LUAS promises a fast, reliable and frequent service linking Tallaght and Dundrum with the city centre. Each tram will carry up to 200 passengers - most of them, admittedly, standing - and the service will run at six minute intervals during peak periods and 15 minute intervals offpeak.
The trams are expected to carry over 20 million passengers each year, diverting almost 3,000 car users to public transport. The journey from Tallaght to the city centre will take 38 minutes, while the shorter run from Dundrum will be just 22 minutes - less than half of what it would take by car in peakhour traffic.

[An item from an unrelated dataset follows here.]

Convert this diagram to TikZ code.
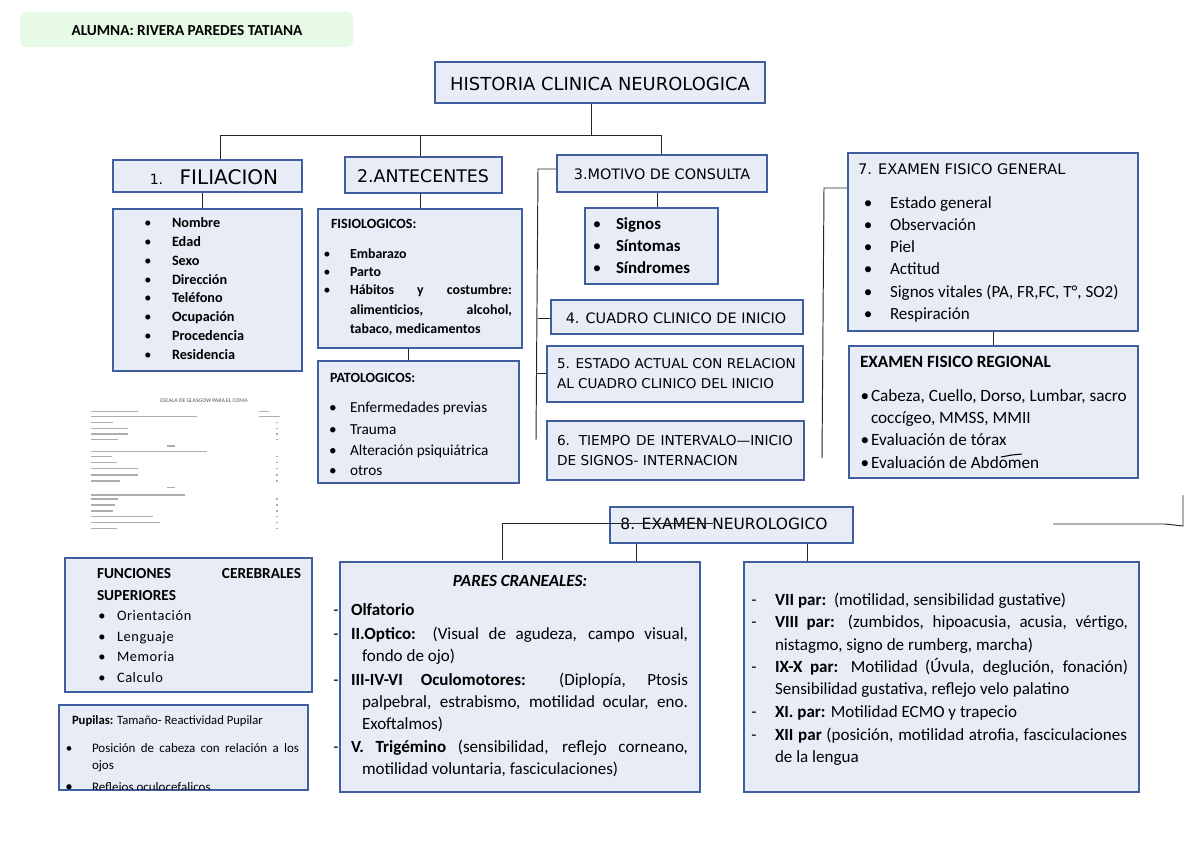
\documentclass[tikz,border=0pt]{standalone}
\usepackage{fontspec}
\setmainfont{Carlito}
\newfontfamily\comic{DejaVu Sans}
\usetikzlibrary{fit,calc}
\newlength\pxu \setlength\pxu{0.02cm}
\newcommand\fsz[1]{\fontsize{#1}{#1}\selectfont}
\newcommand\jst[2]{\makebox[#1\pxu][s]{#2}}
\definecolor{boxfill}{RGB}{231,236,246}
\definecolor{boxline}{RGB}{63,95,160}
\definecolor{greenfill}{RGB}{231,250,229}
\tikzset{
 box/.style={draw=boxline, fill=boxfill, line width=1.1pt, inner sep=0pt},
 conn/.style={draw=black!85, line width=0.55pt},
 tl/.style={anchor=base west, inner sep=0pt, outer sep=0pt},
 tb/.style={anchor=base, inner sep=0pt, outer sep=0pt},
 tc/.style={anchor=center, inner sep=0pt, outer sep=0pt},
 glas/.style={draw=black!32, line width=0.75pt},
}
\begin{document}
\begin{tikzpicture}[x=0.02cm, y=-0.02cm]
\path[use as bounding box, fill=white] (0,0) rectangle (1200,848);

% ---------- header ----------
\node[fill=greenfill, rounded corners=0.12cm, inner sep=0pt, fit={(20,12)(353,47)}] (alu) {};
\node[tc] (alut) at (187,31) {\fsz{8.7}\bfseries ALUMNA: RIVERA PAREDES TATIANA};

\node[box, fit={(435,62)(765,103)}] (title) {};
\node[tc] (titlet) at (600,84) {\comic\fsz{10.2}HISTORIA CLINICA NEUROLOGICA};

% ---------- top tree ----------
\coordinate (t0) at (591,135);
\coordinate (j1) at (220,135);
\coordinate (j2) at (420,135);
\coordinate (j3) at (661,135);

% ---------- 1 FILIACION ----------
\node[box, fit={(113,160)(302,192)}] (fil) {};
\node[tc] (filt) at (214,177) {\comic{\fsz{8}1.}\hspace{0.33cm}{\fsz{11.4}FILIACION}};
\node[box, fit={(113,209)(302,371)}] (fill) {};
\foreach \y/\t [count=\i] in {227/Nombre,246/Edad,265/Sexo,284/Dirección,302/Teléfono,321/Ocupación,340/Procedencia,359/Residencia}{
  \node[tb] (flb\i) at (148,\y) {\fsz{8.1}\textbullet};
  \node[tl] (flt\i) at (172,\y) {\fsz{8.1}\bfseries \t};
}

% ---------- 2 ANTECENTES ----------
\node[box, fit={(345,157)(502,193)}] (ant) {};
\node[tc] (antt) at (423,176) {\comic\fsz{9.9}2.ANTECENTES};
\node[box, fit={(318,209)(522,348)}] (fis) {};
\node[tl] (fist) at (331,228) {\fsz{8}\bfseries FISIOLOGICOS:};
\node[tb] (fisb1) at (327,258) {\fsz{7.9}\textbullet};
\node[tl] (fisi1) at (350,258) {\fsz{7.9}\bfseries Embarazo};
\node[tb] (fisb2) at (327,276) {\fsz{7.9}\textbullet};
\node[tl] (fisi2) at (350,276) {\fsz{7.9}\bfseries Parto};
\node[tb] (fisb3) at (327,294) {\fsz{7.9}\textbullet};
\node[tl] (fisi3) at (350,294) {\fsz{7.9}\bfseries \jst{162}{Hábitos y costumbre:}};
\node[tl] (fisi4) at (350,314) {\fsz{7.9}\bfseries \jst{162}{alimenticios, alcohol,}};
\node[tl] (fisi5) at (350,333) {\fsz{7.9}\bfseries tabaco, medicamentos};

\node[box, fit={(318,361)(519,483)}] (pat) {};
\node[tl] (patt) at (330,382) {\fsz{8}\bfseries PATOLOGICOS:};
\foreach \y/\t [count=\i] in {412/Enfermedades previas,434/Trauma,455/Alteración psiquiátrica,475/otros}{
  \node[tb] (patb\i) at (333,\y) {\fsz{8.7}\textbullet};
  \node[tl] (pati\i) at (350,\y) {\fsz{8.7}\t};
}

% ---------- 3 MOTIVO ----------
\node[box, fit={(557,155)(767,192)}] (mot) {};
\node[tc] (mott) at (662,174) {\comic\fsz{8.2}3.MOTIVO DE CONSULTA};
\node[box, fit={(585,208)(718,284)}] (sig) {};
\foreach \y/\t [count=\i] in {229/Signos,251/Síntomas,273/Síndromes}{
  \node[tb] (sigb\i) at (597,\y) {\fsz{9.6}\textbullet};
  \node[tl] (sigi\i) at (616,\y) {\fsz{9.6}\bfseries \t};
}
\node[box, fit={(551,300)(803,334)}] (cua) {};
\node[tc] (cuat) at (676,318) {\comic\fsz{8.2}4. CUADRO CLINICO DE INICIO};
\node[box, fit={(547,346)(803,402)}] (est) {};
\node[tl] (est1) at (557,368) {\comic\fsz{7.7}5. ESTADO ACTUAL CON RELACION};
\node[tl] (est2) at (557,388) {\comic\fsz{7.7}AL CUADRO CLINICO DEL INICIO};
\node[box, fit={(547,421)(804,480)}] (tie) {};
\node[tl] (tie1) at (557,445) {\comic\fsz{7.8}\jst{236}{6. TIEMPO DE INTERVALO—INICIO}};
\node[tl] (tie2) at (557,465) {\comic\fsz{7.8}DE SIGNOS- INTERNACION};

% ---------- 7 EXAMEN FISICO ----------
\node[box, fit={(848,153)(1138,331)}] (gen) {};
\node[tl] (gent) at (858,174) {\comic\fsz{8.3}7. EXAMEN FISICO GENERAL};
\foreach \y/\t [count=\i] in {208/Estado general,230/Observación,252/Piel,274/Actitud,297/{Signos vitales (PA, FR,FC, T°, SO2)},319/Respiración}{
  \node[tb] (genb\i) at (868,\y) {\fsz{9.7}\textbullet};
  \node[tl] (geni\i) at (890,\y) {\fsz{9.7}\t};
}
\node[box, fit={(849,346)(1138,478)}] (reg) {};
\node[tl] (regt) at (860,367) {\fsz{9.8}\bfseries EXAMEN FISICO REGIONAL};
\node[tb] (regb1) at (865,401) {\fsz{9.8}\textbullet};
\node[tl] (regi1) at (871,401) {\fsz{9.8}Cabeza, Cuello, Dorso, Lumbar, sacro};
\node[tl] (regi2) at (871,423) {\fsz{9.8}coccígeo, MMSS, MMII};
\node[tb] (regb3) at (865,445) {\fsz{9.8}\textbullet};
\node[tl] (regi3) at (871,445) {\fsz{9.8}Evaluación de tórax};
\node[tb] (regb4) at (865,468) {\fsz{9.8}\textbullet};
\node[tl] (regi4) at (871,468) {\fsz{9.8}Evaluación de Abdomen};
\draw[line width=0.6pt] (1001,457) -- (1012,455) -- (1022,454);

% ---------- Glasgow scale (blurred picture) ----------
\node[tc, text=black!50] (glt) at (204,401) {\fsz{3.2}\bfseries ESCALA DE GLASGOW PARA EL COMA};
\foreach \y/\xe/\d in {411.7/138/0,416.7/197/0,422.7/113/1,428.3/128/1,434/128/1,439.3/118/1,451.7/207/0,456.7/112/1,462.3/117/1,468.3/138/1,475/138/1,481/120/1,495/185/0,499/118/1,505/115/1,511/113/1,516.7/153/1,522.3/160/1,528.3/117/1}{
  \draw[glas] (91,\y) -- (\xe,\y);
  \ifnum\d=1 \draw[glas] (276,\y) -- (278,\y); \fi
}
\draw[glas] (259,411.7) -- (269,411.7);
\draw[glas] (259,416.7) -- (280,416.7);
\draw[glas] (167,446) -- (175,446);
\draw[glas] (167,487.3) -- (175,487.3);

% ---------- 8 EXAMEN NEUROLOGICO ----------
\node[box, fit={(610,507)(853,543)}] (neu) {};
\node[tc] (neut) at (724,524) {\comic\fsz{8.8}8. EXAMEN NEUROLOGICO};
\coordinate (s1) at (713,523);
\coordinate (s2) at (502,523);
\coordinate (s3) at (502,560);

\node[box, fit={(340,562)(700,792)}] (par) {};
\node[tc] (part) at (520,581) {\fsz{9.7}\bfseries\itshape PARES CRANEALES:};
\node[tl] (par1) at (351,615) {\fsz{9.7}\bfseries Olfatorio};
\node[tl] (par2) at (351,639) {\fsz{9.7}\jst{337}{\textbf{II.Optico:} (Visual de agudeza, campo visual,}};
\node[tl] (par3) at (362,661) {\fsz{9.7}fondo de ojo)};
\node[tl] (par4) at (351,685) {\fsz{9.7}\jst{337}{\textbf{III-IV-VI Oculomotores:} (Diplopía, Ptosis}};
\node[tl] (par5) at (362,707) {\fsz{9.7}\jst{326}{palpebral, estrabismo, motilidad ocular, eno.}};
\node[tl] (par6) at (362,729) {\fsz{9.7}Exoftalmos)};
\node[tl] (par7) at (351,752) {\fsz{9.7}\jst{337}{\textbf{V. Trigémino} (sensibilidad, reflejo corneano,}};
\node[tl] (par8) at (362,774) {\fsz{9.7}motilidad voluntaria, fasciculaciones)};
\foreach \y [count=\i] in {615,639,685,752}{
  \node[tb] (pard\i) at (336,\y) {\fsz{9.7}-};
}

\node[box, fit={(744,562)(1139,792)}] (rig) {};
\node[tl] (rig1) at (775,605) {\fsz{9.7}\textbf{VII par:}\ \ (motilidad, sensibilidad gustative)};
\node[tl] (rig2) at (775,627) {\fsz{9.7}\jst{353}{\textbf{VIII par:} (zumbidos, hipoacusia, acusia, vértigo,}};
\node[tl] (rig3) at (775,650) {\fsz{9.7}nistagmo, signo de rumberg, marcha)};
\node[tl] (rig4) at (775,672) {\fsz{9.7}\jst{353}{\textbf{IX-X par:} Motilidad (Úvula, deglución, fonación)}};
\node[tl] (rig5) at (775,694) {\fsz{9.7}Sensibilidad gustativa, reflejo velo palatino};
\node[tl] (rig6) at (775,717) {\fsz{9.7}\textbf{XI. par:} Motilidad ECMO y trapecio};
\node[tl] (rig7) at (775,740) {\fsz{9.7}\jst{352}{\textbf{XII par} (posición, motilidad atrofia, fasciculaciones}};
\node[tl] (rig8) at (775,762) {\fsz{9.7}de la lengua};
\foreach \y [count=\i] in {605,627,672,717,740}{
  \node[tb] (rigd\i) at (754,\y) {\fsz{9.7}-};
}

% stray lines right
\coordinate (r1) at (1053,524);
\coordinate (r2) at (1165,524);
\coordinate (r3) at (1183,526);
\coordinate (r4) at (1183,495);
\draw[conn] (r1) -- (r2) -- (r3) -- (r4);

% ---------- FUNCIONES ----------
\node[box, fit={(65,558)(312,692)}] (fun) {};
\node[tl] (funt1) at (97,578) {\fsz{8.7}\bfseries \jst{204}{FUNCIONES CEREBRALES}};
\node[tl] (funt2) at (97,600) {\fsz{8.7}\bfseries SUPERIORES};
\foreach \y/\t [count=\i] in {620/Orientación,641/Lenguaje,661/Memoria,682/Calculo}{
  \node[tb] (funb\i) at (102,\y) {\fsz{8.2}\textbullet};
  \node[tl] (funi\i) at (117,\y) {\fsz{8.2}\addfontfeature{LetterSpace=4}\t};
}

% ---------- PUPILAS ----------
\node[box, fit={(59,705)(308,790)}] (pup) {};
\begin{scope}
\clip (59,705) rectangle (308,789);
\node[tl] (pupt) at (72,724) {\fsz{7.2}\textbf{Pupilas:} Tamaño- Reactividad Pupilar};
\node[tb] (pupb1) at (69,752) {\fsz{7.4}\textbullet};
\node[tl] (pupi1) at (92,752) {\fsz{7.4}\jst{207}{Posición de cabeza con relación a los}};
\node[tl] (pupi2) at (92,769) {\fsz{7.4}ojos};
\node[tb] (pupb2) at (69,791) {\fsz{8.5}\textbullet};
\node[tl] (pupi3) at (92,791) {\fsz{7.4}Reflejos oculocefalicos};
\end{scope}

% ---------- connectors ----------
\draw[conn] (title.south -| t0) -- (t0);
\draw[conn] (j1) -- (j3);
\draw[conn] (j1) -- (fil.north -| j1);
\draw[conn] (j2) -- (ant.north -| j2);
\draw[conn] (j3) -- (mot.north -| j3);
\coordinate (c1) at (202,200);
\draw[conn] (fil.south -| c1) -- (fill.north -| c1);
\coordinate (c2) at (420,200);
\draw[conn] (ant.south -| c2) -- (fis.north -| c2);
\coordinate (c3) at (408,350);
\draw[conn] (fis.south -| c3) -- (pat.north -| c3);
\coordinate (c4) at (657,200);
\draw[conn] (mot.south -| c4) -- (sig.north -| c4);
\coordinate (b1) at (538,169);
\coordinate (b2) at (536,440);
\coordinate (b3) at (538,318);
\coordinate (b4) at (537,373);
\draw[conn] (mot.west |- b1) -- (b1) -- (b2);
\draw[conn] (b3) -- (cua.west |- b3);
\draw[conn] (b4) -- (est.west |- b4);
\coordinate (e1) at (824,188);
\coordinate (e2) at (822,458);
\draw[conn] (gen.west |- e1) -- (e1) -- (e2);
\coordinate (c5) at (993,340);
\draw[conn] (gen.south -| c5) -- (reg.north -| c5);
\draw[conn] (s1) -- (s2) -- (s3);
\coordinate (c6) at (636,550);
\coordinate (c7) at (807,550);
\draw[conn] (neu.south -| c6) -- (par.north -| c6);
\draw[conn] (neu.south -| c7) -- (rig.north -| c7);
\end{tikzpicture}
\end{document}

The Tallaght terminus will be located between The Square shopping centre and South Dublin County Council's Civic Offices. From there, the tram will swing around by the regional hospital and through Cookstown Industrial Estate.
Crossing Belgard Road, it will travel along Treepark Road and along the edge of the M50 motorway to the Naas Road. Here there will be a new bridge.
There will be an LRT depot and "park and ride" facility to the west of the roundabout, allowing for the possibility of a future spur to serve Clondalkin. The Tallaght tram will continue its journey into town on the central median of the Naas Road towards Bluebell and Inchicore.
It will turn right at the Black Lion pub onto Emmet Road and on through the Bulfin estate, up to the top of Mount Brown into James's Street, before turning left into Steevens' Lane and down past Heuston Station.
The tram will cross the Liffey via the old Kingsbridge, turning east along Benburb Street, where there will be a station to serve the new National Museum at Collins Barracks, before crossing Blackhall Place and on into Smithfield.
The tram would then make its way towards the city centre via a busway reservation south of Irish Distillers and past the Bridewell.
Chancery Street would no longer function as a thoroughfare, with traffic limited to "access only". The same would apply to Mary's Abbey and Upper Abbey Street.
From Middle Abbey Street, the LRT lines serving both Tallaght and Dundrum would use either side of a widened central median with the station in between. The lines also cross O'Connell Bridge, again in the centre, continuing along Westmoreland Street, where there would be a station right outside the proposed Hilton Hotel.
From there, the two lines would carry on in tandem, shaving the edge (and some of the trees) off the traffic island in College Street to sweep around Trinity College into Grafton Street.
It had been thought that Trinity's railings would have to be set back to accommodate LRT on Nassau Street, but such radical surgery will not now be necessary. However, the trams will take over the short stretch linking Grafton Street with Dawson Street so that it and Suffolk Street will cease to be through routes for motor traffic.
Dawson Street will also be dramatically transformed, with LRT leaving only enough space for a single motor lane, running south towards St Stephen's Green.
In St Stephen's Green, the Dundrum line would swing out from the top of Dawson Street to the park side of the Green, taking away part of the footpath but apparently preserving its fringe of lime trees. Then the tram runs up the east side of Harcourt Street, reducing it to two lanes, and turns left into Peter Place, skirting some corporation houses.
Instead of going straight through the Charlemont Place site, now being developed after more than 20 years of dereliction, the LRT line rather awkwardly loops around the edge of it before rising up to cross the Grand Canal via a new bridge (incorporating a station) which is being designed in consultation with the Office of Public Works.
From there, the Dundrum tram will run on the embankment of the old Harcourt Street railway line: the suggestion of demolishing it to provide for street level operation has been scrapped for practical reasons.
New bridges will be needed at Dartmouth Road and Northbrook Road. The edges of the embankment are to be screened with vegetation, to minimise overlooking into adjoining back gardens. In Ranelagh, the main station will be located on another new bridge, retaining the arched entry into the nearby public park.
After crossing Chelmsford Road, the LRT route will ramp down to street level at Dunville Avenue.
It will continue along the old Harcourt Street line, crossing Cowper Road, where there will also be a new station, and onwards to Dundrum via the Nine Arches bridge over the Dodder. Here a cycleway may be provided.
A major new bridge will be required to cross the very busy traffic junction at the entrance to Dundrum. The CIE design team favours a dramatic cable stay structure. Its construction would not interfere with traffic.
Dundrum trams would terminate at Balally, opposite the Crazy Prices supermarket on Sandyford Road, where there would be a "park and ride" facility.
An additional £15 million would be needed to take it to Sandyford Industrial Estate. But there is not enough cash in the kitty for that.